NCVRW - A Good Start

Our friend and supporter, Dr. Kit Ford, Director and Founder of Argrow’s House of Healing and Hope in Davenport, penned an opinion piece in the Quad City Times for National Crime Victims' Rights Week. We're so thankful for her support and her powerful voice that she shares for Iowa crime victims. 

 

 

 

As a child I witnessed my grandmother as a victim of violence. As an adult, I became a victim myself. I know the struggles, hurts and hardships that victims deal with on a daily basis which led me to create a safe place where women of violence and abuse can heal and grow.

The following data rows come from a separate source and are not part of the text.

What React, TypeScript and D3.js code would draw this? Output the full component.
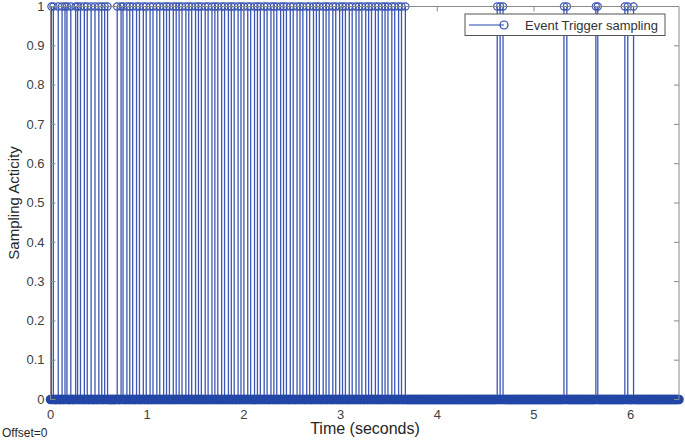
import React from "react";
import * as d3 from "d3";

// times (s) where the trigger fired (value 1)
const eventTimes = [
  0.01, 0.03, 0.08, 0.12, 0.15, 0.17, 0.21, 0.26, 0.28, 0.31, 0.35, 0.38, 0.42, 0.46, 0.5, 0.53, 0.56, 0.59,
  0.69, 0.73, 0.75, 0.79, 0.82, 0.85, 0.89, 0.92, 0.96, 0.99, 1.03, 1.06, 1.1, 1.13, 1.17, 1.2, 1.23, 1.27,
  1.3, 1.33, 1.36, 1.4, 1.43, 1.46, 1.5, 1.53, 1.56, 1.6, 1.63, 1.67, 1.7, 1.73, 1.77, 1.8, 1.84, 1.87, 1.9,
  1.94, 1.97, 2.0, 2.04, 2.07, 2.11, 2.14, 2.17, 2.21, 2.24, 2.28, 2.31, 2.34, 2.38, 2.41, 2.44, 2.48, 2.51,
  2.55, 2.58, 2.61, 2.65, 2.68, 2.72, 2.75, 2.78, 2.82, 2.85, 2.88, 2.92, 2.95, 2.99, 3.02, 3.05, 3.09, 3.12,
  3.16, 3.19, 3.22, 3.26, 3.29, 3.32, 3.36, 3.39, 3.43, 3.46, 3.49, 3.53, 3.56, 3.6, 3.63, 3.67,
  4.62, 4.65, 4.68, 5.31, 5.34, 5.64, 5.66, 5.94, 5.97, 6.03,
];
const sampleStep = 0.01;
const tMax = 6.5;
const xTicks = [0, 1, 2, 3, 4, 5, 6];
const yTicks = [0, 0.1, 0.2, 0.3, 0.4, 0.5, 0.6, 0.7, 0.8, 0.9, 1];

const W = 685;
const H = 442;
const margin = { left: 50.5, right: 6, top: 6.5, bottom: 42.5 };
const blue = "#2347a6";
const stemBlue = "#3b56b4";
const font = "'Liberation Sans', Arial, sans-serif";

export default function App() {
  const x = d3.scaleLinear().domain([0, tMax]).range([margin.left, W - margin.right]);
  const y = d3.scaleLinear().domain([0, 1]).range([H - margin.bottom, margin.top]);

  const eventKeys = new Set(eventTimes.map((t) => Math.round(t / sampleStep)));
  const zeroTimes = d3
    .range(0, Math.round(tMax / sampleStep) + 1)
    .filter((k) => !eventKeys.has(k))
    .map((k) => k * sampleStep);

  const [x0, x1] = x.range();
  const [y0, y1] = y.range();
  const tickLen = 5;

  return (
    <svg width={W} height={H} style={{ position: "absolute", left: 0, top: 0, background: "#fff" }}>
      {/* stems */}
      <g stroke={stemBlue} strokeWidth={1.3}>
        {eventTimes.map((t, i) => (
          <line key={i} x1={x(t)} x2={x(t)} y1={y(0)} y2={y(1)} />
        ))}
      </g>
      {/* zero-valued samples, so dense they merge into a band */}
      <g fill={blue} stroke={blue} strokeWidth={1.6}>
        {zeroTimes.map((t, i) => (
          <circle key={i} cx={x(t)} cy={y(0)} r={4} />
        ))}
      </g>
      <g fill="none" stroke={stemBlue} strokeWidth={1.2}>
        {eventTimes.map((t, i) => (
          <circle key={i} cx={x(t)} cy={y(1)} r={3.6} />
        ))}
      </g>

      {/* axes box */}
      <g stroke="#8a8a8a" strokeWidth={1} fill="none">
        <line x1={x0} x2={x1} y1={y1} y2={y1} />
        <line x1={x1} x2={x1} y1={y1} y2={y0} />
        <line x1={x0} x2={x0} y1={y1} y2={y0} />
        {xTicks.map((t) => (
          <line key={t} x1={x(t)} x2={x(t)} y1={y1} y2={y1 + tickLen} />
        ))}
        {yTicks.map((t) => (
          <g key={t}>
            <line x1={x0} x2={x0 + tickLen} y1={y(t)} y2={y(t)} />
            <line x1={x1} x2={x1 - tickLen} y1={y(t)} y2={y(t)} />
          </g>
        ))}
      </g>

      {/* tick labels */}
      <g fontFamily={font} fontSize={13} fill="#404040">
        {xTicks.map((t) => (
          <text key={t} x={x(t)} y={y0 + 19} textAnchor="middle">
            {t}
          </text>
        ))}
        {yTicks.map((t) => (
          <text key={t} x={x0 - 6} y={y(t) + 4.2} textAnchor="end">
            {d3.format("~g")(t)}
          </text>
        ))}
      </g>

      <text x={365} y={434} fontFamily={font} fontSize={16} fill="#262626" textAnchor="middle">
        Time (seconds)
      </text>
      <text
        transform={`translate(19, ${(y0 + y1) / 2}) rotate(-90)`}
        fontFamily={font}
        fontSize={15}
        fill="#262626"
        textAnchor="middle"
      >
        Sampling Acticity
      </text>
      <text x={2} y={437} fontFamily={font} fontSize={12} fill="#262626">
        Offset=0
      </text>

      {/* legend */}
      <g>
        <rect x={465} y={14} width={200} height={21.5} fill="#fff" stroke="#555" strokeWidth={1} />
        <line x1={469} x2={504} y1={25} y2={25} stroke={blue} strokeWidth={1} />
        <circle cx={504} cy={25} r={4} fill="none" stroke={blue} strokeWidth={1.2} />
        <text x={525} y={29.5} fontFamily={font} fontSize={13} fill="#333">
          Event Trigger sampling
        </text>
      </g>
    </svg>
  );
}
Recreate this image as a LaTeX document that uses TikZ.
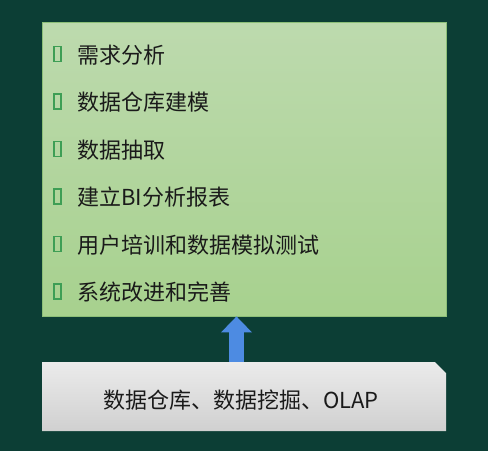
\documentclass[tikz,border=0pt]{standalone}
\usepackage{fontspec}
\setmainfont{Noto Sans CJK SC}
\usetikzlibrary{arrows.meta}
\definecolor{bgdark}{HTML}{0C3E35}
\definecolor{greentop}{HTML}{BDDAAE}
\definecolor{greenbot}{HTML}{A7D18E}
\definecolor{greenedge}{HTML}{8CBF78}
\definecolor{bulletgreen}{HTML}{3E9E55}
\definecolor{greytop}{HTML}{EBEBEB}
\definecolor{greybot}{HTML}{D0D0D0}
\definecolor{arrowblue}{HTML}{4D8BE2}
\definecolor{textdark}{HTML}{1A1A1A}
\begin{document}
\begin{tikzpicture}[x=1pt, y=-1pt,
  item/.style={anchor=west,inner sep=0pt,font=\fontsize{22}{26}\selectfont,text=textdark},
  bullet/.style={draw=bulletgreen,line width=1.2pt,minimum width=7pt,minimum height=15pt,inner sep=0pt},
  uparrow/.style={-{Triangle[width=30pt,length=16pt]},line width=15pt,arrowblue}]
\fill[bgdark] (0,0) rectangle (488,451);
\node [draw=greenedge,line width=0.8pt,top color=greentop,bottom color=greenbot,minimum width=404pt,minimum height=294pt,inner sep=0pt](steps) at (244,169) {};
% grey base box with the cut corner
\shade [top color=greytop,bottom color=greybot] (42,362) -- (435,362) -- (446,373) -- (446,431) -- (42,431) -- cycle;
\coordinate (base) at (244,362);
\begin{scope}[every node/.style={bullet}]
\node (b1) at (57.5,54) {};
\node (b2) at (57.5,101.5) {};
\node (b3) at (57.5,149) {};
\node (b4) at (57.5,196.5) {};
\node (b5) at (57.5,244) {};
\node (b6) at (57.5,291.5) {};
\end{scope}
\node [item](s1) at (77,55) {需求分析};
\node [item](s2) at (77,102.5) {数据仓库建模};
\node [item](s3) at (77,150) {数据抽取};
\node [item](s4) at (77,197.5) {建立BI分析报表};
\node [item](s5) at (77,245) {用户培训和数据模拟测试};
\node [item](s6) at (77,292.5) {系统改进和完善};
\node [item,anchor=center](baselabel) at (241,400) {数据仓库、数据挖掘、OLAP};
\coordinate (ax) at (236.5,0);
\draw [uparrow] (base -| ax) -- (steps.south -| ax);
\end{tikzpicture}
\end{document}
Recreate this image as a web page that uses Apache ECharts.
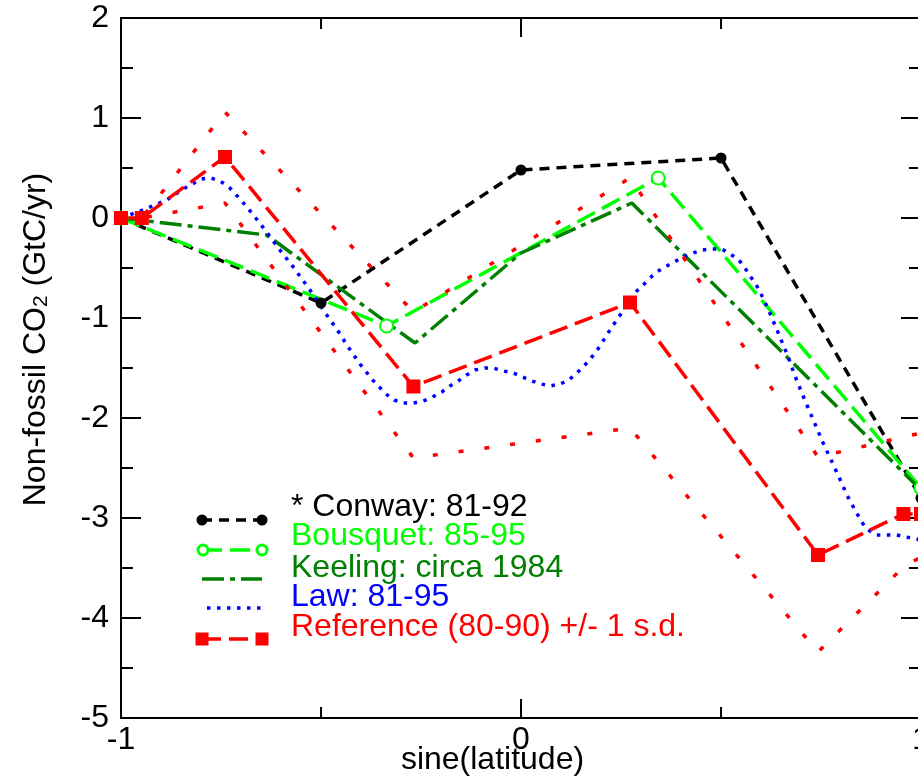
<!DOCTYPE html>
<html><head><meta charset="utf-8">
<script src="https://cdn.jsdelivr.net/npm/echarts@6/dist/echarts.min.js"></script>
<style>html,body{margin:0;padding:0;background:#fff}#c{width:918px;height:776px}</style>
</head><body><div id="c"></div>
<script>
// ---- data ----
const conwayX = [-1, -0.5, 0, 0.5, 1];
const conwayY = [0, -0.85, 0.48, 0.60, -2.80];

const bousquetX = [-1, -0.336, 0.343, 1];
const bousquetY = [0, -1.08, 0.40, -2.70];

const keelingX = [-1, -0.636, -0.265, 0, 0.277, 1];
const keelingY = [0, -0.17, -1.25, -0.35, 0.15, -2.72];

const lawX = [-1, -0.945, -0.886, -0.844, -0.8, -0.775, -0.7525, -0.73, -0.698, -0.665, -0.634, -0.605, -0.573, -0.544, -0.515, -0.4875, -0.459, -0.432, -0.4025, -0.371, -0.3375, -0.317, -0.294, -0.269, -0.244, -0.221, -0.198, -0.1775, -0.157, -0.136, -0.115, -0.09, -0.069, -0.044, -0.019, 0.004, 0.027, 0.05, 0.0725, 0.0975, 0.12, 0.139, 0.156, 0.1725, 0.1875, 0.202, 0.216, 0.229, 0.243, 0.2575, 0.281, 0.303, 0.3225, 0.339, 0.36, 0.3825, 0.406, 0.427, 0.452, 0.477, 0.502, 0.5225, 0.543, 0.56, 0.5725, 0.587, 0.599, 0.62, 0.639, 0.668, 0.685, 0.7125, 0.733, 0.753, 0.774, 0.795, 0.816, 0.839, 0.852, 0.864, 0.889, 0.914, 0.939, 0.9625, 0.9875, 1.0];
const lawY = [0, 0.08, 0.18, 0.29, 0.39, 0.40, 0.37, 0.31, 0.17, 0.01, -0.15, -0.31, -0.47, -0.63, -0.79, -0.96, -1.12, -1.29, -1.46, -1.62, -1.76, -1.82, -1.85, -1.85, -1.83, -1.79, -1.74, -1.68, -1.63, -1.57, -1.52, -1.50, -1.50, -1.53, -1.55, -1.59, -1.63, -1.66, -1.68, -1.66, -1.62, -1.55, -1.49, -1.41, -1.34, -1.25, -1.16, -1.08, -1.00, -0.91, -0.76, -0.68, -0.60, -0.54, -0.49, -0.44, -0.39, -0.355, -0.32, -0.31, -0.31, -0.36, -0.41, -0.50, -0.58, -0.66, -0.75, -0.93, -1.11, -1.39, -1.58, -1.85, -2.04, -2.23, -2.41, -2.59, -2.78, -2.95, -3.04, -3.11, -3.17, -3.17, -3.17, -3.19, -3.21, -3.22];

const refX = [-1, -0.948, -0.74, -0.269, 0.2725, 0.7425, 0.956, 1];
const refY = [0, 0, 0.61, -1.685, -0.845, -3.37, -2.96, -2.96];
const refUpper = [0, 0, 1.06, -0.94, 0.40, -2.39, -2.19, -2.15];
const refLower = [0, 0, 0.15, -2.40, -2.10, -4.34, -3.49, -3.39];

const xTickValues = [-1, 0, 1];
const yMin = -5, yMax = 2;

const legendNames = ['* Conway: 81-92', 'Bousquet: 85-95', 'Keeling: circa 1984', 'Law: 81-95', 'Reference (80-90) +/- 1 s.d.'];
const legendColors = ['#000000', '#00ff00', '#008000', '#0000ff', '#ff0000'];

// ---- styling ----
const FONT = '"Liberation Sans", Arial, Helvetica, sans-serif';
const FS = 32;
const LW = 3.5;
const dashes = {
  conway: [10, 7],
  bousquet: [20, 8],
  keeling: [22, 6, 5, 6],
  law: [3.5, 6.5],
  ref: [19, 8],
  sd: [5, 21]
};

function pairs(xs, ys) { return xs.map((x, i) => [x, ys[i]]); }

const axisLineStyle = { color: '#000', width: 2 };
function xAx(pos, labels) {
  return {
    type: 'value', min: xTickValues[0], max: xTickValues[xTickValues.length - 1], interval: 1, position: pos,
    axisLine: { show: true, onZero: false, lineStyle: axisLineStyle },
    axisTick: { show: true, inside: true, length: 19, lineStyle: axisLineStyle },
    minorTick: { show: true, splitNumber: 2, length: 11, lineStyle: axisLineStyle },
    splitLine: { show: false }, minorSplitLine: { show: false },
    axisLabel: { show: labels, margin: 6, fontSize: FS, fontFamily: FONT, color: '#000', hideOverlap: false }
  };
}
function yAx(pos, labels) {
  return {
    type: 'value', min: yMin, max: yMax, interval: 1, position: pos,
    axisLine: { show: true, onZero: false, lineStyle: axisLineStyle },
    axisTick: { show: true, inside: true, length: 20, lineStyle: axisLineStyle },
    minorTick: { show: true, splitNumber: 2, length: 12, lineStyle: axisLineStyle },
    splitLine: { show: false }, minorSplitLine: { show: false },
    axisLabel: { show: labels, margin: 12, fontSize: FS, fontFamily: FONT, color: '#000', hideOverlap: false }
  };
}

const xBottom = xAx('bottom', true);
xBottom.name = 'sine(latitude)';
xBottom.nameLocation = 'middle';
xBottom.nameGap = 26;
xBottom.nameMoveOverlap = false;
xBottom.nameTextStyle = { fontSize: FS, fontFamily: FONT, color: '#000', padding: [0, 57, 0, 0] };

const yLeft = yAx('left', true);
yLeft.name = '{a|Non-fossil CO}{s|2}{a| (GtC/yr)}';
yLeft.nameLocation = 'middle';
yLeft.nameRotate = 90;
yLeft.nameGap = 69;
yLeft.nameMoveOverlap = false;
yLeft.nameTextStyle = {
  color: '#000', padding: [0, 0, 0, 57],
  rich: {
    a: { fontSize: FS, fontFamily: FONT, color: '#000', lineHeight: 36, verticalAlign: 'bottom' },
    s: { fontSize: 21, fontFamily: FONT, color: '#000', lineHeight: 20, verticalAlign: 'bottom' }
  }
};

function lineSeries(name, xs, ys, color, dash, extra) {
  return Object.assign({
    name, type: 'line', data: pairs(xs, ys), symbol: 'none', showAllSymbol: true,
    itemStyle: { color }, lineStyle: { color, width: LW, type: dash, cap: 'butt' },
    emphasis: { disabled: true }, silent: true, animation: false
  }, extra || {});
}

const series = [
  lineSeries('Conway', conwayX, conwayY, legendColors[0], dashes.conway, { symbol: 'circle', symbolSize: 11 }),
  lineSeries('Bousquet', bousquetX, bousquetY, legendColors[1], dashes.bousquet, {
    symbol: 'emptyCircle', symbolSize: 13, itemStyle: { color: legendColors[1], borderColor: legendColors[1], borderWidth: 3.2 }
  }),
  lineSeries('Keeling', keelingX, keelingY, legendColors[2], dashes.keeling),
  lineSeries('Law', lawX, lawY, legendColors[3], dashes.law),
  lineSeries('Reference', refX, refY, legendColors[4], dashes.ref, { symbol: 'rect', symbolSize: 14 }),
  lineSeries('Reference +1 s.d.', refX, refUpper, legendColors[4], dashes.sd),
  lineSeries('Reference -1 s.d.', refX, refLower, legendColors[4], dashes.sd)
];

// ---- legend drawn as graphic elements (samples with symbols at both ends) ----
const legRowY = [520, 550, 579, 608, 639];
const legTextY = [507.5, 536, 568, 597, 627];
const legX1 = 202, legX2 = 262, legTextX = 291;
const legDash = [dashes.conway, dashes.bousquet, dashes.keeling, dashes.law, dashes.ref];
const graphic = [];
legendNames.forEach((name, i) => {
  const y = legRowY[i], c = legendColors[i];
  const x1 = i === 3 ? 207 : legX1, x2 = i === 3 ? 265 : legX2;
  graphic.push({ type: 'line', silent: true, shape: { x1, y1: y, x2, y2: y },
    style: { stroke: c, lineWidth: LW, lineDash: legDash[i], lineCap: 'butt' } });
  if (i === 0) {
    [x1, x2].forEach(cx => graphic.push({ type: 'circle', silent: true, shape: { cx, cy: y, r: 5.5 }, style: { fill: c } }));
  } else if (i === 1) {
    [x1 + 1, x2].forEach(cx => graphic.push({ type: 'circle', silent: true, shape: { cx, cy: y, r: 5 }, style: { fill: '#fff', stroke: c, lineWidth: 3 } }));
  } else if (i === 4) {
    [x1, x2].forEach(cx => graphic.push({ type: 'rect', silent: true, shape: { x: cx - 6.5, y: y - 6.5, width: 13, height: 13 }, style: { fill: c } }));
  }
  graphic.push({ type: 'text', silent: true, x: legTextX, y: legTextY[i],
    style: { text: name, fill: c, fontSize: FS, fontFamily: FONT, verticalAlign: 'middle', align: 'left' } });
});

const chart = echarts.init(document.getElementById('c'), null, { renderer: 'canvas' });
chart.setOption({
  backgroundColor: '#fff',
  animation: false,
  grid: { left: 121, right: -3, top: 18, bottom: 58, containLabel: false, outerBoundsMode: 'none' },
  xAxis: [xBottom, xAx('top', false)],
  yAxis: [yLeft, yAx('right', false)],
  series,
  graphic
});
</script>
</body></html>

With support from the community, Argrow’s House has been serving women in Iowa for the past two years. 

 

Each and every day I work with the women that we serve who are fighting to be survivors, rather than victims. I see the struggles these women deal with and how a court system that should be giving them a voice is actually retraumatizing them, over and over again. 

 

Across the country, April 19 thru 25 has been designated National Crime Victims’ Rights Week. This is a week where we can turn our attention to the fact that we can do more for crime victims.

 

In particular, we must do more for Iowa victims. It’s true that there is currently a law in Iowa that is supposed to give crime victims a say in the process. In reality, the current law is not enough and victims are falling through the cracks. Women I have worked with have been kept out of important decisions in their case, many times not even informed of when the hearings will be held. Many women are not given protection from their abusers, several have not been given the opportunity to be heard in court and all of them feel like the justice system that was meant to protect them instead failed them. 

 

When someone becomes the victim of a crime and enters the court process in our state, they are thrown into a system that is tilted to favor the rights of the accused, based upon the elevated rights outlined for them in our state constitution. The system is automatically set up to fail the victim because their rights are not enshrined in the constitution, alongside the rights of the accused. 

 

A crime victims’ rights amendment would balance the scales of justice. Not only would this give crime victims the enforceable right to be heard at trial, to be informed of hearings, to be reasonably protected - this measure would empower victims and allow them to reclaim a sense of self-worth, a sense of dignity and respect, knowing the court system values them and makes them a priority. 

 

This is not just a law, it’s a person’s life, their safety and well-being. During this National Crime Victims’ Rights Week we must recognize that passing a crime victims’ rights amendment is a good start for Iowa victim survivors.